Es war die Hoffnung auf die Kraft der Idee, die in ihm lebte. Und wenn er so aus einer mächtigen lebendigen Seele heraus die eiserne Macht der historischen Notwendigkeiten verkannte oder sich über sie hinwegzusetzen strebte, so glaubte er vielleicht nicht so sehr an die Möglichkeit einer Realisierung seiner Idee, wie er sie sich unmittelbar auferlegt fühlte.

Das ganze erschütternde Drama der Münchener Revolution spielt sich in diesen Briefen noch einmal vor uns ab; Landauers Einspringen nach Eisners Tod und sein Zurücktreten, als die Räterepublik sich für die bolschewistischen Methoden entschied, sein Abrücken von jeder Gewalt. Wir sehen in den knappen Zeilen seiner letzten Tage Landauers geistiges Antlitz wieder wie damals sein wirkliches immer mehr die Züge des Heiligen annehmen. Eine der Anmerkungen ruft uns in die Erinnerung zurück, wie er den heranziehenden weißen Garden als Zeichen friedlicher Gesinnung einen Zug von Frauen und Kindern entgegenschicken wollte – er, der wenige Tage später von denselben rohen Gewaltmenschen erschlagen wurde.

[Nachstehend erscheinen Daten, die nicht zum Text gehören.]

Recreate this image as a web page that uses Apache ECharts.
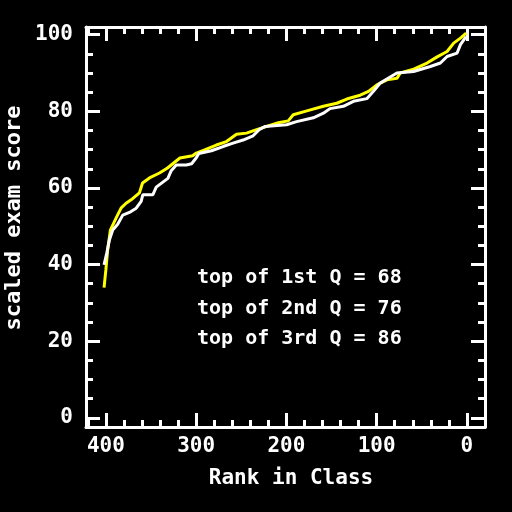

Das Leben ist über die Tragik hinaus; es steht im Zeichen der Religion. Die schwerste Frage der Bergpredigt brennt auf und alle Fragen nach dem Weg des Absoluten und des Reinen in unserer dunklen und verworrenen Welt.

 

 

 

 

 



[i] Gustav Landauer.  Sein Lebensbild in Briefen.  Unter Mitwirkung von Ina Britschgi-Schimmer herausgegeben von Martin Buber.  Rütten & Löning, Frankfurt a. M.